Assim começa o rondo que é uma ária de despedida mas que é estragada pelas queixas do Poeta e do maestro que têm que estar de joelhos enquanto a diva canta as suas notas. Ela não abdica da sua exibição e quando chega ao fim da performance os dois caem-lhe aos pés.
A prima-dona sai de cena confiante na sua contratação e os dois colegas deitam mãos à obra. O Poeta tenta encontrar as palavras certas para a música já composta.

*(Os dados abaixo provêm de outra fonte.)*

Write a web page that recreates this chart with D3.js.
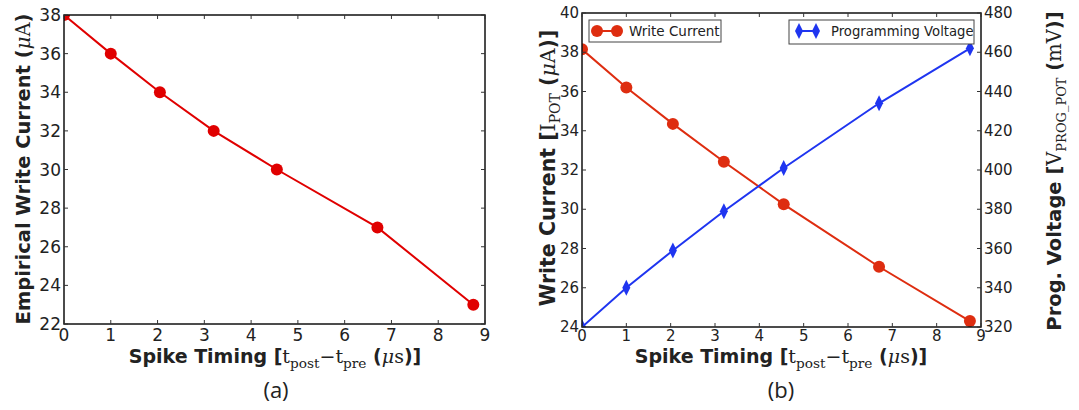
<!DOCTYPE html>
<html>
<head>
<meta charset="utf-8">
<script src="https://cdn.jsdelivr.net/npm/d3@7"></script>
<style>
  body { margin: 0; background: #fff; }
  svg text { fill: #222; }
</style>
</head>
<body>
<svg id="chart" width="1079" height="410"></svg>
<script>
// panel (a)
const timingA = [0, 1.0, 2.05, 3.2, 4.55, 6.7, 8.75];
const currentA = [38, 36, 34, 32, 30, 27, 23];
const xTicksA = [0, 1, 2, 3, 4, 5, 6, 7, 8, 9];
const yTicksA = [22, 24, 26, 28, 30, 32, 34, 36, 38];

// panel (b)
const timingB = [0, 1.0, 2.05, 3.2, 4.55, 6.7, 8.75];
const currentB = [38.15, 36.2, 34.35, 32.42, 30.25, 27.07, 24.3];
const voltageB = [320, 340, 359, 379, 401, 434, 462];
const xTicksB = [0, 1, 2, 3, 4, 5, 6, 7, 8, 9];
const yTicksB = [24, 26, 28, 30, 32, 34, 36, 38, 40];
const vTicksB = [320, 340, 360, 380, 400, 420, 440, 460, 480];

const svg = d3.select("#chart");
const sans = "'DejaVu Sans', sans-serif";
const serif = "'DejaVu Serif', 'Liberation Serif', serif";

function frame(g, x, y, w, h) {
  g.append("rect").attr("x", x.range()[0]).attr("y", y.range()[1])
    .attr("width", w).attr("height", h)
    .attr("fill", "none").attr("stroke", "#111").attr("stroke-width", 1.5);
}

// inward ticks on all four sides, matplotlib-style
function ticks(g, x, y, xt, yt, yRight, yr) {
  const tl = 4;
  const [x0, x1] = x.range(), [y0, y1] = y.range();
  xt.forEach(t => {
    g.append("line").attr("x1", x(t)).attr("x2", x(t)).attr("y1", y0).attr("y2", y0 - tl).attr("stroke", "#333");
    g.append("line").attr("x1", x(t)).attr("x2", x(t)).attr("y1", y1).attr("y2", y1 + tl).attr("stroke", "#333");
  });
  yt.forEach(t => {
    g.append("line").attr("x1", x0).attr("x2", x0 + tl).attr("y1", y(t)).attr("y2", y(t)).attr("stroke", "#333");
    if (!yRight) g.append("line").attr("x1", x1).attr("x2", x1 - tl).attr("y1", y(t)).attr("y2", y(t)).attr("stroke", "#333");
  });
  if (yRight) yr.forEach(t => {
    g.append("line").attr("x1", x1).attr("x2", x1 - tl).attr("y1", yRight(t)).attr("y2", yRight(t)).attr("stroke", "#333");
  });
}

// "Spike Timing [t_post − t_pre (μs)]"
function xTitle(g, cx, cy, size) {
  const t = g.append("text").attr("x", cx).attr("y", cy).attr("text-anchor", "middle")
    .attr("font-size", size).attr("font-family", sans).attr("font-weight", "bold");
  const m = () => t.append("tspan").attr("font-family", serif).attr("font-weight", "normal");
  t.append("tspan").text("Spike Timing [");
  m().text("t");
  m().attr("font-size", size * 0.72).attr("dy", 5).text("post");
  m().attr("dy", -5).text("\u2212t");
  m().attr("font-size", size * 0.72).attr("dy", 5).text("pre");
  t.append("tspan").attr("dy", -5).text(" (");
  m().attr("font-style", "italic").text("\u03bc");
  m().text("s");
  t.append("tspan").text(")]");
}

// ---------- panel (a) ----------
{
  const xA = d3.scaleLinear().domain([0, 9]).range([64, 485]);
  const yA = d3.scaleLinear().domain([22, 38]).range([324, 15]);
  const g = svg.append("g");

  g.append("clipPath").attr("id", "clipA").append("rect")
    .attr("x", 64).attr("y", 15).attr("width", 421).attr("height", 309);

  const pts = timingA.map((d, i) => [d, currentA[i]]);
  const line = d3.line().x(d => xA(d[0])).y(d => yA(d[1]));
  const pg = g.append("g").attr("clip-path", "url(#clipA)");
  pg.append("path").datum(pts).attr("d", line).attr("fill", "none")
    .attr("stroke", "#e00000").attr("stroke-width", 2);
  pg.selectAll("circle").data(pts).join("circle")
    .attr("cx", d => xA(d[0])).attr("cy", d => yA(d[1])).attr("r", 6)
    .attr("fill", "#e00000");

  frame(g, xA, yA, 421, 309);
  ticks(g, xA, yA, xTicksA, yTicksA);

  g.selectAll(".xl").data(xTicksA).join("text")
    .attr("x", d => xA(d)).attr("y", 341).attr("text-anchor", "middle")
    .attr("font-family", sans).attr("font-size", 17).text(d => d);
  g.selectAll(".yl").data(yTicksA).join("text")
    .attr("x", 61).attr("y", d => yA(d) + 6).attr("text-anchor", "end")
    .attr("font-family", sans).attr("font-size", 17).text(d => d);

  xTitle(g, 275, 363, 19);

  const yt = g.append("text").attr("transform", "translate(30,169) rotate(-90)")
    .attr("text-anchor", "middle").attr("font-family", sans).attr("font-weight", "bold").attr("font-size", 19.5);
  yt.append("tspan").text("Empirical Write Current (");
  yt.append("tspan").attr("font-family", serif).attr("font-style", "italic").attr("font-weight", "normal").text("\u03bc");
  yt.append("tspan").attr("font-family", serif).attr("font-weight", "normal").text("A");
  yt.append("tspan").text(")");

  g.append("text").attr("x", 276).attr("y", 398).attr("text-anchor", "middle")
    .attr("font-family", "'Open Sans', sans-serif").attr("font-size", 22).text("(a)");
}

// ---------- panel (b) ----------
{
  const xB = d3.scaleLinear().domain([0, 9]).range([582, 981]);
  const yB = d3.scaleLinear().domain([24, 40]).range([327, 13]);
  const vB = d3.scaleLinear().domain([320, 480]).range([327, 13]);
  const g = svg.append("g");
  const red = "#de2d10", blue = "#1f35f0";

  g.append("clipPath").attr("id", "clipB").append("rect")
    .attr("x", 582).attr("y", 13).attr("width", 399).attr("height", 314);

  const ptsI = timingB.map((d, i) => [d, currentB[i]]);
  const ptsV = timingB.map((d, i) => [d, voltageB[i]]);
  const pg = g.append("g").attr("clip-path", "url(#clipB)");

  pg.append("path").datum(ptsI).attr("d", d3.line().x(d => xB(d[0])).y(d => yB(d[1])))
    .attr("fill", "none").attr("stroke", red).attr("stroke-width", 2);
  pg.append("path").datum(ptsV).attr("d", d3.line().x(d => xB(d[0])).y(d => vB(d[1])))
    .attr("fill", "none").attr("stroke", blue).attr("stroke-width", 2);

  const diamond = "M0,-8L4,0L0,8L-4,0Z";
  pg.selectAll(".dv").data(ptsV).join("path")
    .attr("transform", d => `translate(${xB(d[0])},${vB(d[1])})`)
    .attr("d", diamond).attr("fill", blue);
  pg.selectAll(".ci").data(ptsI).join("circle")
    .attr("cx", d => xB(d[0])).attr("cy", d => yB(d[1])).attr("r", 6).attr("fill", red);

  frame(g, xB, yB, 399, 314);
  ticks(g, xB, yB, xTicksB, yTicksB, vB, vTicksB);

  g.selectAll(".xl").data(xTicksB).join("text")
    .attr("x", d => xB(d)).attr("y", 341).attr("text-anchor", "middle")
    .attr("font-family", sans).attr("font-size", 15).text(d => d);
  g.selectAll(".yl").data(yTicksB).join("text")
    .attr("x", 579).attr("y", d => yB(d) + 5).attr("text-anchor", "end")
    .attr("font-family", sans).attr("font-size", 15).text(d => d);
  g.selectAll(".vl").data(vTicksB).join("text")
    .attr("x", 984).attr("y", d => vB(d) + 5).attr("text-anchor", "start")
    .attr("font-family", sans).attr("font-size", 15).text(d => d);

  // legends
  const lg1 = g.append("g");
  lg1.append("rect").attr("x", 589).attr("y", 20).attr("width", 132).attr("height", 22)
    .attr("fill", "#fff").attr("stroke", "#444");
  lg1.append("line").attr("x1", 597).attr("x2", 617).attr("y1", 31).attr("y2", 31).attr("stroke", red).attr("stroke-width", 2);
  lg1.selectAll("circle").data([597, 617]).join("circle").attr("cx", d => d).attr("cy", 31).attr("r", 6).attr("fill", red);
  lg1.append("text").attr("x", 629).attr("y", 36).attr("font-family", sans).attr("font-size", 13.5).text("Write Current");

  const lg2 = g.append("g");
  lg2.append("rect").attr("x", 789).attr("y", 20).attr("width", 185).attr("height", 24)
    .attr("fill", "#fff").attr("stroke", "#444");
  lg2.append("line").attr("x1", 799).attr("x2", 816).attr("y1", 31).attr("y2", 31).attr("stroke", blue).attr("stroke-width", 2);
  lg2.selectAll("path").data([799, 816]).join("path")
    .attr("transform", d => `translate(${d},31)`).attr("d", diamond).attr("fill", blue);
  lg2.append("text").attr("x", 831).attr("y", 36).attr("font-family", sans).attr("font-size", 13.2).text("Programming Voltage");

  xTitle(g, 781, 363, 19);

  const yt = g.append("text").attr("transform", "translate(555,168) rotate(-90)")
    .attr("text-anchor", "middle").attr("font-family", sans).attr("font-weight", "bold").attr("font-size", 20.5);
  yt.append("tspan").text("Write Current [");
  yt.append("tspan").attr("font-family", serif).attr("font-weight", "normal").text("I");
  yt.append("tspan").attr("font-family", serif).attr("font-weight", "normal").attr("font-size", 14).attr("dy", 5).text("POT");
  yt.append("tspan").attr("dy", -5).text(" (");
  yt.append("tspan").attr("font-family", serif).attr("font-style", "italic").attr("font-weight", "normal").text("\u03bc");
  yt.append("tspan").attr("font-family", serif).attr("font-weight", "normal").text("A");
  yt.append("tspan").text(")]");

  const vt = g.append("text").attr("transform", "translate(1061,171) rotate(-90)")
    .attr("text-anchor", "middle").attr("font-family", sans).attr("font-weight", "bold").attr("font-size", 19.5);
  vt.append("tspan").text("Prog. Voltage [");
  vt.append("tspan").attr("font-family", serif).attr("font-weight", "normal").text("V");
  vt.append("tspan").attr("font-family", serif).attr("font-weight", "normal").attr("font-size", 13).attr("dy", 5).text("PROG_POT");
  vt.append("tspan").attr("dy", -5).text(" (");
  vt.append("tspan").attr("font-family", serif).attr("font-weight", "normal").text("mV");
  vt.append("tspan").text(")]");

  g.append("text").attr("x", 781).attr("y", 398).attr("text-anchor", "middle")
    .attr("font-family", "'Open Sans', sans-serif").attr("font-size", 22).text("(b)");
}
</script>
</body>
</html>
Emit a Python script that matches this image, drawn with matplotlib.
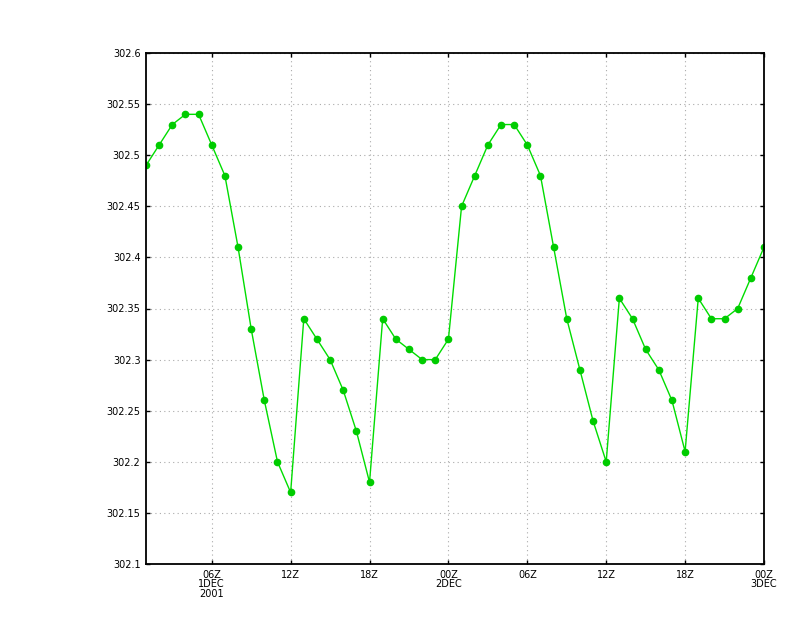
import matplotlib
matplotlib.use("Agg")
import matplotlib.pyplot as plt
import numpy as np

hours = list(range(1, 49))  # hours since 00Z 1DEC2001
values = [302.49,302.51,302.53,302.54,302.54,302.51,302.48,302.41,302.33,302.26,302.20,302.17,
          302.34,302.32,302.30,302.27,302.23,302.18,302.34,302.32,302.31,302.30,302.30,302.32,
          302.45,302.48,302.51,302.53,302.53,302.51,302.48,302.41,302.34,302.29,302.24,302.20,
          302.36,302.34,302.31,302.29,302.26,302.21,302.36,302.34,302.34,302.35,302.38,302.41]
xtick_pos = [6, 12, 18, 24, 30, 36, 42, 48]
xtick_labels = ["06Z\n1DEC\n2001", "12Z", "18Z", "00Z\n2DEC", "06Z", "12Z", "18Z", "00Z\n3DEC"]
yticks = [302.1,302.15,302.2,302.25,302.3,302.35,302.4,302.45,302.5,302.55,302.6]
ytick_labels = ["302.1","302.15","302.2","302.25","302.3","302.35","302.4","302.45","302.5","302.55","302.6"]

fig = plt.figure(figsize=(8, 6.18), dpi=100)
ax = fig.add_axes([146/800, 54/618, 618/800, 511/618])
ax.plot(hours, values, color="#00dd00", lw=1, marker="o", ms=4.5, mfc="#00cc00", mec="#00cc00")
ax.set_xlim(1, 48)
ax.set_ylim(302.1, 302.6)
ax.set_xticks(xtick_pos)
ax.set_xticklabels(xtick_labels, fontsize=7, linespacing=0.95)
ax.set_yticks(yticks)
ax.set_yticklabels(ytick_labels, fontsize=7)
ax.grid(True, color="#aaaaaa", linestyle=(0, (1, 3)), lw=0.8)
ax.tick_params(direction="in", length=3, width=1, pad=4, top=True, right=True)
for s in ax.spines.values():
    s.set_linewidth(1.3)
fig.savefig("out.png", dpi=100)
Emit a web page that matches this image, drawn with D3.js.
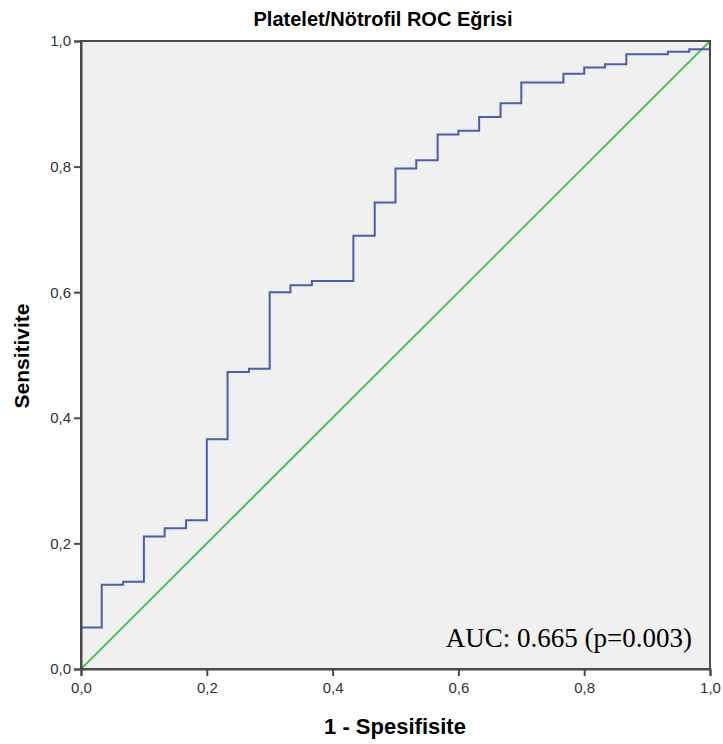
<!DOCTYPE html>
<html>
<head>
<meta charset="utf-8">
<script src="https://cdn.jsdelivr.net/npm/d3@7"></script>
<style>
  body { margin: 0; background: #fff; }
  text { font-family: Arial, "Liberation Sans", sans-serif; }
</style>
</head>
<body>
<div id="chart"></div>
<script>
// ROC step points: at each fpr the curve rises to tpr
const fpr = [0, 0, 0.033, 0.067, 0.1, 0.133, 0.167, 0.2, 0.233, 0.267, 0.3, 0.333, 0.367,
  0.433, 0.467, 0.5, 0.533, 0.567, 0.6, 0.633, 0.667, 0.7, 0.767, 0.8, 0.833, 0.867,
  0.933, 0.967, 1, 1];
const tpr = [0, 0.066, 0.134, 0.139, 0.211, 0.224, 0.237, 0.366, 0.473, 0.478, 0.6, 0.611, 0.618,
  0.69, 0.743, 0.797, 0.81, 0.851, 0.857, 0.879, 0.901, 0.934, 0.948, 0.958, 0.963, 0.979,
  0.983, 0.987, 0.987, 1];
const refLine = [0, 1];
const ticks = [0, 0.2, 0.4, 0.6, 0.8, 1.0];
const tickLabels = ["0,0", "0,2", "0,4", "0,6", "0,8", "1,0"];

const W = 723, H = 744;
const pLeft = 81, pRight = 710, pTop = 41, pBottom = 669;

const svg = d3.select("#chart").append("svg")
  .attr("width", W)
  .attr("height", H);

const x = d3.scaleLinear().domain([0, 1]).range([pLeft, pRight]);
const y = d3.scaleLinear().domain([0, 1]).range([pBottom, pTop]);

// plot background
svg.append("rect")
  .attr("x", pLeft).attr("y", pTop)
  .attr("width", pRight - pLeft).attr("height", pBottom - pTop)
  .attr("fill", "#f0f0f0");

// reference diagonal
svg.append("line")
  .attr("x1", x(refLine[0])).attr("y1", y(refLine[0]))
  .attr("x2", x(refLine[1])).attr("y2", y(refLine[1]))
  .attr("stroke", "#4cc552")
  .attr("stroke-width", 2);

// ROC curve
const pts = fpr.map((f, i) => ({ f, t: tpr[i] }));
const line = d3.line()
  .x((d) => x(d.f))
  .y((d) => y(d.t))
  .curve(d3.curveStepAfter);

svg.append("path")
  .attr("d", line(pts))
  .attr("fill", "none")
  .attr("stroke", "#4a5cb4")
  .attr("stroke-width", 2);

// frame
svg.append("rect")
  .attr("x", pLeft).attr("y", pTop)
  .attr("width", pRight - pLeft).attr("height", pBottom - pTop)
  .attr("fill", "none")
  .attr("stroke", "#4a4a4a")
  .attr("stroke-width", 2);

// axes
const fmt = (d) => tickLabels[ticks.indexOf(d)];
const xAxis = d3.axisBottom(x).tickValues(ticks).tickFormat(fmt).tickSize(7).tickPadding(6);
const yAxis = d3.axisLeft(y).tickValues(ticks).tickFormat(fmt).tickSize(7).tickPadding(3);

const gx = svg.append("g")
  .attr("transform", `translate(0, ${pBottom})`)
  .call(xAxis);
const gy = svg.append("g")
  .attr("transform", `translate(${pLeft}, 0)`)
  .call(yAxis);

[gx, gy].forEach((g) => {
  g.select(".domain").attr("stroke", "#4a4a4a").attr("stroke-width", 2);
  g.selectAll(".tick line").attr("stroke", "#4a4a4a").attr("stroke-width", 2);
  g.selectAll(".tick text")
    .attr("fill", "#333")
    .style("font-size", "15px")
    .style("font-family", "Arial, 'Liberation Sans', sans-serif");
});

// titles
svg.append("text")
  .attr("x", 383).attr("y", 26)
  .attr("text-anchor", "middle")
  .style("font-size", "20px")
  .style("font-weight", "bold")
  .text("Platelet/Nötrofil ROC Eğrisi");

svg.append("text")
  .attr("x", 395).attr("y", 734)
  .attr("text-anchor", "middle")
  .style("font-size", "22px")
  .style("font-weight", "bold")
  .text("1 - Spesifisite");

svg.append("text")
  .attr("transform", `translate(29, 356) rotate(-90)`)
  .attr("text-anchor", "middle")
  .style("font-size", "21px")
  .style("font-weight", "bold")
  .text("Sensitivite");

svg.append("text")
  .attr("x", 692).attr("y", 647)
  .attr("text-anchor", "end")
  .style("font-family", "'Liberation Serif', 'Times New Roman', serif")
  .style("font-size", "27px")
  .text("AUC: 0.665 (p=0.003)");
</script>
</body>
</html>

Por fim e quando o trabalho começa a dar frutos, ambos se lembram da jovem amante do seu abastado benfeitor. Precisam de lhe arranjar um lugar na peça. Começam assim um dueto onde descrevem o processo de criação de uma ópera e de atribuição de papeis. Depois do libreto estar complecto com erros de texto deliberados, o Poeta vai buscar a jovem Tonina, enquanto o Maestro exalta a supremacia da música sobre a palavra.
Tonina, a jovem amante do abastado benfeitor, chega com o Poeta. Ela vem a resmungar por causa daquilo a que ela chama de ópera fora de moda e atira com as partituras para o chão num acto de provocação. Por fim declara que ela é capaz de cantar qualquer papel e que por isso não se contenta com um lugar medíocre na peça.
Começa uma ária de incongruências cantada por Tonina. Ela fica furiosa com o Poeta e com o Maestro por não se comoverem com a sua ária. Assim decide continuar com a sua exibição. De maneira a calar a jovem, o Poeta e o Maestro oferecem-lhe um lugar na sua próxima ópera.
Quando Tonina começa a estudar a sua ária, chega a prima-dona. O Maestro interrompe o ensaio de Tonina, o que a deixa enraivecida. A prima-dona, que despresa a fúria de Tonina apenas quer começara estudar a sua parte. No entanto, quando descobre que Tonina foi contratada para ópera perde a cabeça.
Assim, o final desta ópera principia com Tonina a cantar a sua ária num total desprezo pela diva. Perante isso a prima-dona também começa a ensaiar o seu papel sobrepondo-se a Tonina. O Poeta e o Maestro, desesperados ficam sem saber o que fazer, mas tudo se resolve e no fim todos louvam a música e o teatro.